August 25, 2014
Yasuhiro Tsume, Research Scientist in Dr. Gordon Amidon’s lab, presents his poster to a conference participant.

In August, the College hosted its first annual In Vivo Predictive Dissolution Conference, bringing together experts from around the globe with representatives from academia, industry, and government in the fields of clinical science, engineering and basic science. This wide-ranging group of thought leaders presented on the state of current research in biopredictive dissolution science and methodology.

According to Dr. Gordon Amidon, “The starting point for in vitro methodology development is consideration of the in vivo gastrointestinal environment. This includes GI motility and transit; shear rates and hydrodynamics; fluid volumes, properties and composition; and spreading of drug along the absorbing surface area as well as drug and dosage form variables determining drug product transit, drug release, and presentation to the intestinal membrane.”

Dr.
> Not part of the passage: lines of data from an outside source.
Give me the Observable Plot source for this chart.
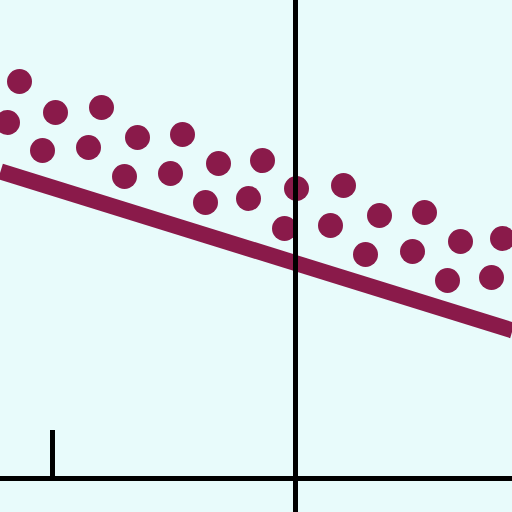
<!DOCTYPE html>
<html>
<head>
<meta charset="utf-8">
<script src="https://cdn.jsdelivr.net/npm/d3@7"></script>
<script src="https://cdn.jsdelivr.net/npm/@observablehq/plot@0.6"></script>
<style>
  body { margin: 0; background: #e8fbfb; }
  #chart svg { display: block; }
</style>
</head>
<body>
<div id="chart"></div>
<script>
// dot positions (axis crossing = 0,0)
const dotX = [-5.52, -5.76, -4.8, -3.88, -5.06, -4.14, -3.16, -2.26, -3.42, -2.5, -1.54, -0.66,
  -1.8, -0.94, -0.22, 0.02, 0.96, 0.7, 1.68, 2.58, 1.4, 2.34, 3.3, 4.14, 3.04, 3.92]
const dotY = [7.94, 7.12, 7.32, 7.42, 6.56, 6.62, 6.82, 6.88, 6.04, 6.1, 6.3, 6.36,
  5.52, 5.6, 5.0, 5.8, 5.86, 5.06, 5.26, 5.32, 4.48, 4.54, 4.74, 4.8, 3.96, 4.02]

// trend line ends
const lineX = [-5.9, 4.34]
const lineY = [6.14, 2.96]

// lone tick on the x axis
const tickX = [-4.86]
const tickTop = 0.96

const dots = dotX.map((x, i) => ({x, y: dotY[i]}))
const trend = lineX.map((x, i) => ({x, y: lineY[i]}))

let chart =
Plot.plot({
  width: 512,
  height: 512,
  margin: 0,
  style: {background: '#e8fbfb'},
  x: {domain: [-5.9, 4.34], axis: null},
  y: {domain: [-0.68, 9.56], axis: null},
  marks: [
    Plot.line(trend, {x: 'x', y: 'y', stroke: '#8a1a4a', strokeWidth: 16, strokeLinecap: 'butt'}),
    Plot.dot(dots, {x: 'x', y: 'y', r: 12.5, fill: '#8a1a4a'}),
    Plot.ruleX([0], {stroke: '#000', strokeWidth: 5}),
    Plot.ruleY([0], {stroke: '#000', strokeWidth: 5}),
    Plot.ruleX(tickX, {y1: 0, y2: tickTop, stroke: '#000', strokeWidth: 5}),
  ],
})
d3.select('#chart').append(() => chart)
</script>
</body>
</html>
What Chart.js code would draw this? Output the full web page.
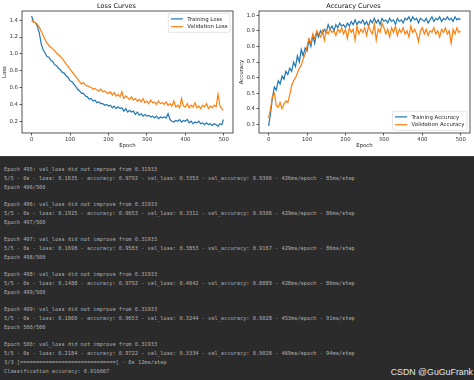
<!DOCTYPE html>
<html><head><meta charset="utf-8">
<script src="https://cdn.jsdelivr.net/npm/chart.js@4.4.1/dist/chart.umd.min.js"></script>
<style>
html,body{margin:0;padding:0;background:#fff;width:474px;height:380px;overflow:hidden;position:relative}
#c1{position:absolute;left:0;top:0}
#c2{position:absolute;left:237px;top:0}
#term{position:absolute;left:0;top:156px;width:474px;height:224px;background:#2b2b2b;border-top:1px solid #3c3c3c;box-sizing:border-box;overflow:hidden}
#log{position:absolute;left:3.5px;top:8.1px;margin:0;font-family:'DejaVu Sans Mono',monospace;font-size:10.6px;line-height:17.5px;color:#adadad;transform:scale(0.5);transform-origin:0 0;white-space:pre}
#wm{position:absolute;right:1px;top:366.7px;line-height:10px;font-family:'Liberation Sans',Arial,sans-serif;font-size:8.8px;color:#e6e6e6}
</style></head><body>
<canvas id="c1" width="237" height="156"></canvas>
<canvas id="c2" width="237" height="156"></canvas>
<div id="term"><pre id="log"></pre></div>
<div id="wm">CSDN @GuGuFrank</div>
<script>
const epochs = [0,5,10,15,20,25,30,35,40,45,50,55,60,65,70,75,80,85,90,95,100,105,110,115,120,125,130,135,140,145,150,155,160,165,170,175,180,185,190,195,200,205,210,215,220,225,230,235,240,245,250,255,260,265,270,275,280,285,290,295,300,305,310,315,320,325,330,335,340,345,350,355,360,365,370,375,380,385,390,395,400,405,410,415,420,425,430,435,440,445,450,455,460,465,470,475,480,485,490,495,499];
const trainLoss = [1.45,1.38,1.37,1.33,1.25,1.12,1.05,1.01,0.97,0.96,0.92,0.91,0.87,0.86,0.83,0.81,0.78,0.77,0.74,0.72,0.68,0.67,0.64,0.61,0.58,0.56,0.53,0.53,0.50,0.49,0.46,0.47,0.44,0.45,0.42,0.43,0.41,0.41,0.39,0.40,0.38,0.39,0.36,0.38,0.35,0.37,0.35,0.36,0.32,0.35,0.31,0.33,0.31,0.32,0.28,0.31,0.27,0.29,0.26,0.28,0.26,0.27,0.25,0.26,0.24,0.26,0.23,0.25,0.24,0.25,0.24,0.29,0.22,0.20,0.19,0.21,0.20,0.22,0.19,0.21,0.20,0.22,0.18,0.20,0.17,0.19,0.18,0.20,0.17,0.18,0.16,0.18,0.16,0.17,0.15,0.17,0.16,0.14,0.17,0.16,0.22];
const valLoss = [1.40,1.38,1.37,1.35,1.32,1.27,1.22,1.17,1.13,1.10,1.08,1.06,1.04,1.01,0.99,0.97,0.94,0.91,0.88,0.85,0.82,0.79,0.76,0.73,0.70,0.67,0.64,0.66,0.63,0.62,0.61,0.60,0.58,0.59,0.57,0.56,0.58,0.55,0.56,0.54,0.53,0.55,0.51,0.54,0.50,0.52,0.49,0.55,0.47,0.50,0.48,0.46,0.49,0.45,0.47,0.44,0.46,0.43,0.47,0.42,0.44,0.41,0.45,0.42,0.43,0.40,0.44,0.41,0.42,0.40,0.43,0.39,0.41,0.38,0.44,0.37,0.39,0.36,0.47,0.38,0.37,0.41,0.36,0.39,0.37,0.42,0.36,0.38,0.35,0.39,0.37,0.41,0.35,0.38,0.36,0.39,0.37,0.52,0.38,0.35,0.33];
const trainAcc = [0.29,0.37,0.47,0.54,0.52,0.58,0.56,0.61,0.59,0.64,0.62,0.66,0.64,0.70,0.67,0.74,0.70,0.78,0.74,0.79,0.77,0.84,0.80,0.87,0.82,0.89,0.86,0.90,0.88,0.91,0.89,0.94,0.91,0.93,0.90,0.94,0.92,0.95,0.93,0.94,0.92,0.95,0.93,0.96,0.94,0.97,0.94,0.96,0.95,0.97,0.94,0.96,0.93,0.97,0.95,0.98,0.95,0.97,0.94,0.98,0.96,0.97,0.95,0.98,0.96,0.97,0.94,0.98,0.96,0.97,0.95,0.98,0.97,0.99,0.96,0.99,0.97,0.98,0.95,0.98,0.97,0.96,0.98,0.95,0.97,0.99,0.96,0.98,0.97,0.99,0.96,0.98,0.97,0.99,0.97,0.98,0.96,0.99,0.97,0.98,0.97];
const valAcc = [0.34,0.40,0.48,0.50,0.42,0.41,0.44,0.40,0.43,0.45,0.44,0.49,0.55,0.58,0.60,0.63,0.66,0.68,0.72,0.75,0.80,0.85,0.82,0.88,0.85,0.90,0.88,0.86,0.90,0.84,0.90,0.88,0.91,0.89,0.90,0.87,0.91,0.89,0.92,0.88,0.91,0.85,0.92,0.89,0.91,0.84,0.93,0.88,0.91,0.89,0.92,0.87,0.93,0.90,0.88,0.94,0.84,0.91,0.89,0.95,0.92,0.88,0.91,0.86,0.92,0.89,0.93,0.87,0.91,0.89,0.92,0.88,0.90,0.86,0.93,0.89,0.91,0.88,0.83,0.90,0.92,0.88,0.91,0.87,0.90,0.89,0.92,0.88,0.90,0.86,0.91,0.89,0.92,0.88,0.90,0.82,0.91,0.88,0.92,0.89,0.90];
const xTicks = [0,100,200,300,400,500];
const lossTicks = [0.2,0.4,0.6,0.8,1.0,1.2,1.4];
const accTicks = [0.3,0.4,0.5,0.6,0.7,0.8,0.9,1.0];
const logLines = [
"Epoch 495: val_loss did not improve from 0.31933",
"5/5 - 0s - loss: 0.1635 - accuracy: 0.9792 - val_loss: 0.3353 - val_accuracy: 0.9306 - 426ms/epoch - 85ms/step",
"Epoch 496/500",
"",
"Epoch 496: val_loss did not improve from 0.31933",
"5/5 - 0s - loss: 0.1925 - accuracy: 0.9653 - val_loss: 0.3311 - val_accuracy: 0.9306 - 429ms/epoch - 86ms/step",
"Epoch 497/500",
"",
"Epoch 497: val_loss did not improve from 0.31933",
"5/5 - 0s - loss: 0.1698 - accuracy: 0.9583 - val_loss: 0.3853 - val_accuracy: 0.9167 - 429ms/epoch - 86ms/step",
"Epoch 498/500",
"",
"Epoch 498: val_loss did not improve from 0.31933",
"5/5 - 0s - loss: 0.1488 - accuracy: 0.9792 - val_loss: 0.4042 - val_accuracy: 0.8889 - 428ms/epoch - 86ms/step",
"Epoch 499/500",
"",
"Epoch 499: val_loss did not improve from 0.31933",
"5/5 - 0s - loss: 0.1860 - accuracy: 0.9653 - val_loss: 0.3244 - val_accuracy: 0.9028 - 453ms/epoch - 91ms/step",
"Epoch 500/500",
"",
"Epoch 500: val_loss did not improve from 0.31933",
"5/5 - 0s - loss: 0.2184 - accuracy: 0.9722 - val_loss: 0.3334 - val_accuracy: 0.9028 - 469ms/epoch - 94ms/step",
"3/3 [==============================] - 0s 12ms/step",
"Classification accuracy: 0.916667"
];
document.getElementById('log').textContent = logLines.join('\n');

const BLUE = '#1f77b4', ORANGE = '#ff7f0e';
const FONT = 'DejaVu Sans';

const frame = {id:'frame', afterDatasetsDraw(chart){
  const {ctx, chartArea:a} = chart;
  ctx.save(); ctx.strokeStyle='#2a2a2a'; ctx.lineWidth=0.8;
  ctx.strokeRect(a.left, a.top, a.right-a.left, a.bottom-a.top);
  ctx.restore();
}};
const inLegend = {id:'inLegend', afterDraw(chart, args, opts){
  const {ctx, chartArea:a} = chart;
  ctx.save();
  ctx.font = '5.4px "' + FONT + '"';
  const items = chart.data.datasets;
  const tw = Math.max(...items.map(d => ctx.measureText(d.label).width));
  const rowH = 7.8;
  const w = 2.5 + 12 + 4.5 + tw + 2.5, h = items.length*rowH + 3.4;
  const x = a.right - 3 - w;
  const y = opts.pos === 'top' ? a.top + 2.3 : a.bottom - 2.7 - h;
  ctx.fillStyle = 'rgba(255,255,255,0.8)'; ctx.strokeStyle = '#d4d4d4'; ctx.lineWidth = 0.6;
  ctx.beginPath(); ctx.roundRect(x, y, w, h, 1.5); ctx.fill(); ctx.stroke();
  items.forEach((d,i) => {
    const cy = y + 1.7 + rowH*(i+0.5);
    ctx.strokeStyle = d.borderColor; ctx.lineWidth = 1.2;
    ctx.beginPath(); ctx.moveTo(x+2.5, cy); ctx.lineTo(x+14.5, cy); ctx.stroke();
    ctx.fillStyle = '#222'; ctx.textBaseline = 'middle'; ctx.textAlign = 'left';
    ctx.fillText(d.label, x+19, cy + 0.3);
  });
  ctx.restore();
}};

function makeChart(id, title, yTitle, yMin, yMax, yTicks, trainArr, valArr, trainLabel, valLabel, legendPos){
  const pts = arr => epochs.map((e,i) => ({x:e, y:arr[i]}));
  return new Chart(document.getElementById(id), {
    type:'line',
    data:{datasets:[
      {label:trainLabel, data:pts(trainArr), borderColor:BLUE, backgroundColor:BLUE, borderWidth:1.2, pointRadius:0, tension:0, order:2},
      {label:valLabel, data:pts(valArr), borderColor:ORANGE, backgroundColor:ORANGE, borderWidth:1.2, pointRadius:0, tension:0, order:1}
    ]},
    plugins:[frame, inLegend],
    options:{
      responsive:false, animation:false, events:[],
      layout:{padding:{left:0,right:4,top:0,bottom:0}},
      plugins:{
        legend:{display:false}, tooltip:{enabled:false},
        title:{display:true, text:title, color:'#111', font:{family:FONT, size:6.5, weight:'normal'}, padding:{top:2,bottom:1.2}},
        inLegend:{pos:legendPos}
      },
      scales:{
        x:{type:'linear', min:-24.95, max:523.95,
          afterBuildTicks: s => { s.ticks = xTicks.map(v => ({value:v})); },
          afterFit: s => { s.height = 23; },
          ticks:{font:{family:FONT,size:5.4}, color:'#333', padding:1, maxRotation:0, autoSkip:false, callback:v => String(v)},
          grid:{drawOnChartArea:false, drawTicks:true, tickLength:2.5, tickColor:'#333', tickWidth:0.8},
          border:{display:false},
          title:{display:true, text:'Epoch', color:'#222', font:{family:FONT,size:5.4}, padding:{top:0,bottom:6.75}}
        },
        y:{type:'linear', min:yMin, max:yMax,
          afterBuildTicks: s => { s.ticks = yTicks.map(v => ({value:v})); },
          afterFit: s => { s.width = 22; },
          ticks:{font:{family:FONT,size:5.4}, color:'#333', padding:1.5, autoSkip:false, callback:v => Number(v).toFixed(1)},
          grid:{drawOnChartArea:false, drawTicks:true, tickLength:2.5, tickColor:'#333', tickWidth:0.8},
          border:{display:false},
          title:{display:true, text:yTitle, color:'#222', font:{family:FONT,size:5.4}, padding:{top:1.75,bottom:0}}
        }
      }
    }
  });
}
makeChart('c1','Loss Curves','Loss',0.06,1.51,lossTicks,trainLoss,valLoss,'Training Loss','Validation Loss','top');
makeChart('c2','Accuracy Curves','Accuracy',0.245,1.027,accTicks,trainAcc,valAcc,'Training Accuracy','Validation Accuracy','bottom');
</script>
</body></html>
Amidon’s aspirations for the conference extend beyond presentation of current research. His vision for this unique meeting of experts and participants was the development of a white paper on the research needed to modernize regulatory standards and inform future regulations. Dr. Amidon believes this collaborative effort will provide a platform for optimizing and monitoring the oral drug product performance field over the next 10-20 years.
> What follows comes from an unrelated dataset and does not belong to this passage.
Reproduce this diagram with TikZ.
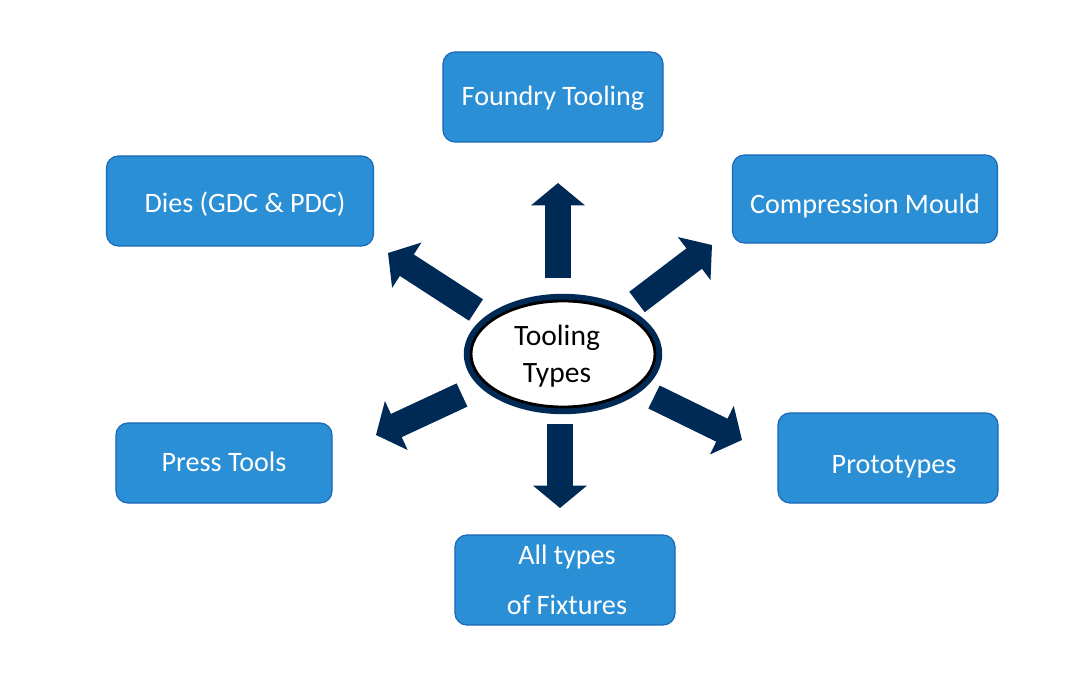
\documentclass[tikz,border=0pt]{standalone}
\usepackage{fontspec}
\setmainfont{Carlito}
\usepackage{tikz}
\usetikzlibrary{arrows.meta,shapes.geometric}

\definecolor{boxblue}{RGB}{42,143,213}
\definecolor{boxline}{RGB}{28,104,186}
\definecolor{navy}{RGB}{0,42,86}

\tikzset{
  tbox/.style={draw=boxline, fill=boxblue, line width=0.03cm, rounded corners=0.3cm,
    text=white, font=\fontsize{20}{25}\selectfont, align=center, inner sep=0pt},
  onebox/.style={tbox, text height=0.5cm, text depth=0.1cm},
  fatarrow/.style={navy, line width=0.64cm,
    -{Triangle[length=0.56cm, width=1.32cm]}}
}

\begin{document}
\begin{tikzpicture}[x=0.025cm, y=-0.025cm]
\useasboundingbox (0,0) rectangle (1089,695);
\fill[white] (0,0) rectangle (1089,695);
\node [onebox, minimum width=5.5cm, minimum height=2.25cm] (A) at (553,97) {Foundry Tooling};
\node [onebox, minimum width=6.675cm, minimum height=2.25cm] (B) at (240,201) {\raisebox{-0.08cm}{\hspace{0.25cm}Dies (GDC \& PDC)}};
\node [onebox, minimum width=6.625cm, minimum height=2.2cm] (C) at (865,199) {\raisebox{-0.15cm}{Compression Mould}};
\node [onebox, minimum width=5.4cm, minimum height=2cm] (D) at (224,463) {Press Tools};
\node [onebox, minimum width=5.5cm, minimum height=2.25cm] (E) at (888,458) {\raisebox{-0.18cm}{\hspace{0.3cm}Prototypes}};
\node [tbox, minimum width=5.5cm, minimum height=2.25cm, font=\fontsize{20}{36}\selectfont] (F) at (565,580) {\hspace{0.1cm}All types\\\hspace{0.1cm}of Fixtures};
%ellipse au centre
\node [ellipse, draw=navy, fill=white, line width=0.16cm, minimum width=4.8cm, minimum height=2.85cm] (T) at (563,354) {};
\draw [black, line width=0.07cm] (T.center) ellipse [x radius=92, y radius=53];
\node [align=center, font=\fontsize{21}{26}\selectfont] (TT) at (557,356) {Tooling\\Types};
%fleches
\coordinate (t1) at (558,278); \coordinate (h1) at (558,183);
\coordinate (t2) at (560,424); \coordinate (h2) at (560,508);
\coordinate (t3) at (476,310); \coordinate (h3) at (388,253);
\coordinate (t4) at (637,302); \coordinate (h4) at (712,245);
\coordinate (t5) at (462,395); \coordinate (h5) at (376,435);
\coordinate (t6) at (654,397); \coordinate (h6) at (742,440);
\foreach \i in {1,...,6}
{
\draw [fatarrow] (t\i) -- (h\i);
}
\end{tikzpicture}
\end{document}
This conference highlighted current, highly active areas of research and future research needs for the development of in vivo predictive dissolution (IPD) methodologies for oral immediate release dosage forms. Topics included: dissolution methodologies, gastrointestinal physiology and variables, drug and formulation factors, in vivo predictive media, in silico model development, technology tools, bioavailability, and permeability assessment. Following the conference, speakers participated in break-out sessions to discuss and prioritize future needs and opportunities in the development and extension of IPD methodologies, in vivo predictive media, gastrointestinal variables, and in silico methodology enhancements.

The end result of the conference will be a research “White Paper” pointing out the areas in need of further advances in order to propel the field of pharmaceutical and regulatory science into the 21st century of computational methodology.